Autoportrait 1974
En 1974, année où il peint cette toile, Lemieux a 70 ans. Il s’agit de son unique autoportrait malgré qu’il se soit représenté à quelques reprises durant sa période primitiviste (1940-1946), notamment dans Portrait de l’artiste à Beauport-Est, 1943, et La Fête-Dieu à Québec, 1944. Une vingtaine d’années plus tard, dans des œuvres devenues des icônes de sa période classique (1956-1970), il peint l’enfant qu’il a été dans le célèbre 1910 Remembered, 1962, puis dans L’été de 1914, 1965.
Autoportrait expose les temps de vie du vieux peintre. Lemieux lui-même, dos tourné au passé, lance un regard où se lit toute la solitude d’un homme devant l’inexorable écoulement du temps. On le voit ici à trois âges différents — enfant, adolescent et vieillard — comme dans une image d’Épinal. Les tableaux superposés sur le mur blanc évoquent d’autres tranches de sa vie. Le visiteur du soir, 1956 et Le cavalier dans la neige, 1967, illustrent la maturité picturale à laquelle l’artiste est parvenu. Ils jouent un rôle à part entière dans ce récit autobiographique qui associe l’homme et le peintre.

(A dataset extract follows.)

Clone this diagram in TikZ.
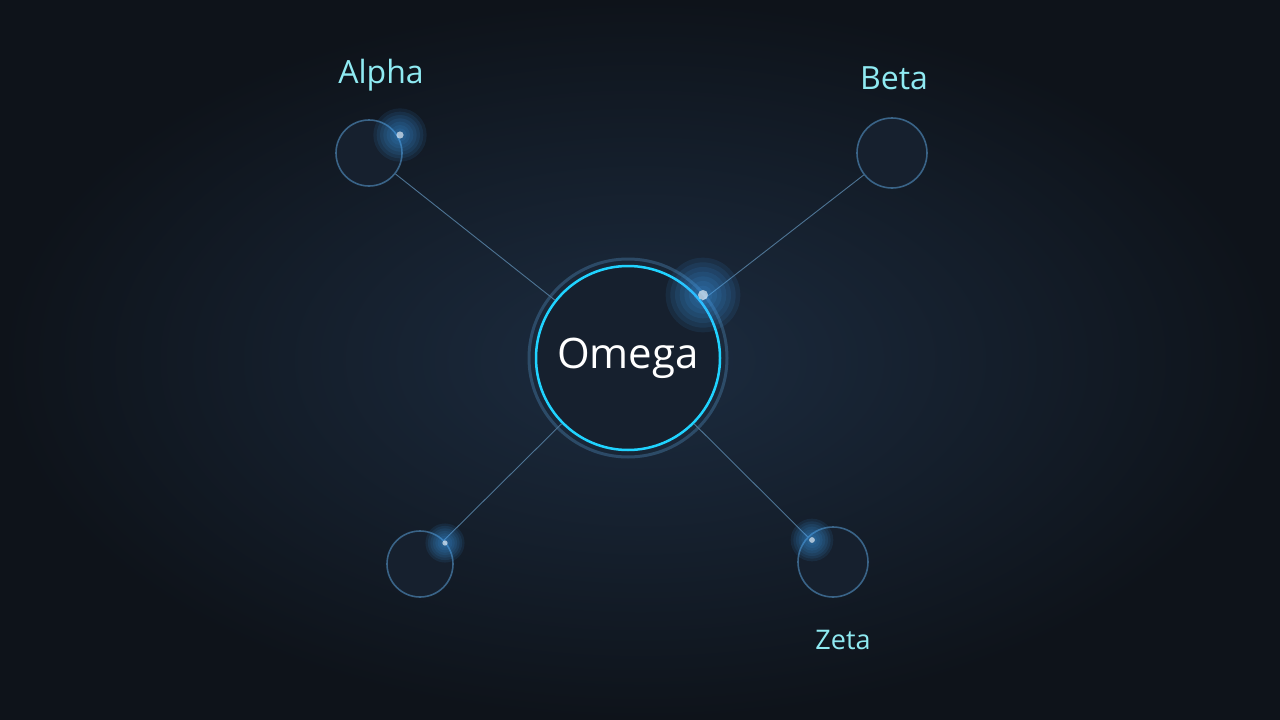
\documentclass[tikz,border=0pt]{standalone}
\usepackage{fontspec}
\setmainfont{Open Sans}
\definecolor{bg}{HTML}{16202E}
\definecolor{bgc}{HTML}{1C2C40}
\definecolor{bge}{HTML}{0E131A}
\definecolor{ring}{HTML}{3A6488}
\definecolor{cyanl}{HTML}{8FEAF2}
\definecolor{glowc}{HTML}{3FA7FF}
\tikzset{
 small/.style={circle,draw=ring,line width=1.6pt,fill=bg,minimum size=#1},
 lbl/.style={text=cyanl,font=\fontsize{32}{36}\selectfont},
 conn/.style={draw=ring!90!white,line width=0.9pt}
}
\newcommand{\glowat}[2]{%
 \foreach \k in {1,...,8}{\fill[glowc,opacity=0.09] #1 circle ({#2*(1-\k/9)});}
 \fill[white,opacity=0.6] #1 circle ({#2*0.12});}
\begin{document}
\begin{tikzpicture}[x=1pt,y=-1pt]
\useasboundingbox (0,0) rectangle (1280,720);
\fill[inner color=bgc,outer color=bge] (0,0) rectangle (1280,720);
\node[small=66pt] (a) at (369,153) {};
\node[small=70pt] (b) at (892,153) {};
\node[small=66pt] (c) at (420,564) {};
\node[small=70pt] (d) at (833,562) {};
\draw[ring,line width=3pt,opacity=0.6] (628,358) circle (99);
\node[circle,draw=glowc!50!cyan,line width=2.5pt,fill=bg,minimum size=184pt,
 font=\fontsize{42}{46}\selectfont,text=white] (o) at (628,358) {Omega};
\path[conn] (a) -- (o);
\path[conn] (b) -- (o);
\path[conn] (c) -- (o);
\path[conn] (d) -- (o);
\glowat{(400,135)}{30}
\glowat{(703,295)}{42}
\glowat{(445,543)}{22}
\glowat{(812,540)}{24}
\node[lbl] (la) at (381,75) {Alpha};
\node[lbl] (lb) at (894,78) {Beta};
\node[lbl,font=\fontsize{27}{30}\selectfont] (ld) at (843,640) {Zeta};
\end{tikzpicture}
\end{document}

La puissance d’évocation du temps et surtout l’insistance avec laquelle le spectateur est « convoqué » par le peintre dans Autoportrait, résultent de la combinaison équilibrée d’éléments formels. Le sol rouge tranche avec la clarté du décor. Les figures prennent la position frontale. Les corps sont fractionnés par les murs et les encadrements. Notre propre réflexion est stimulée par la présence de tableaux dans le tableau, et par ces êtres qui traversent les dimensions du temps et de l’espace.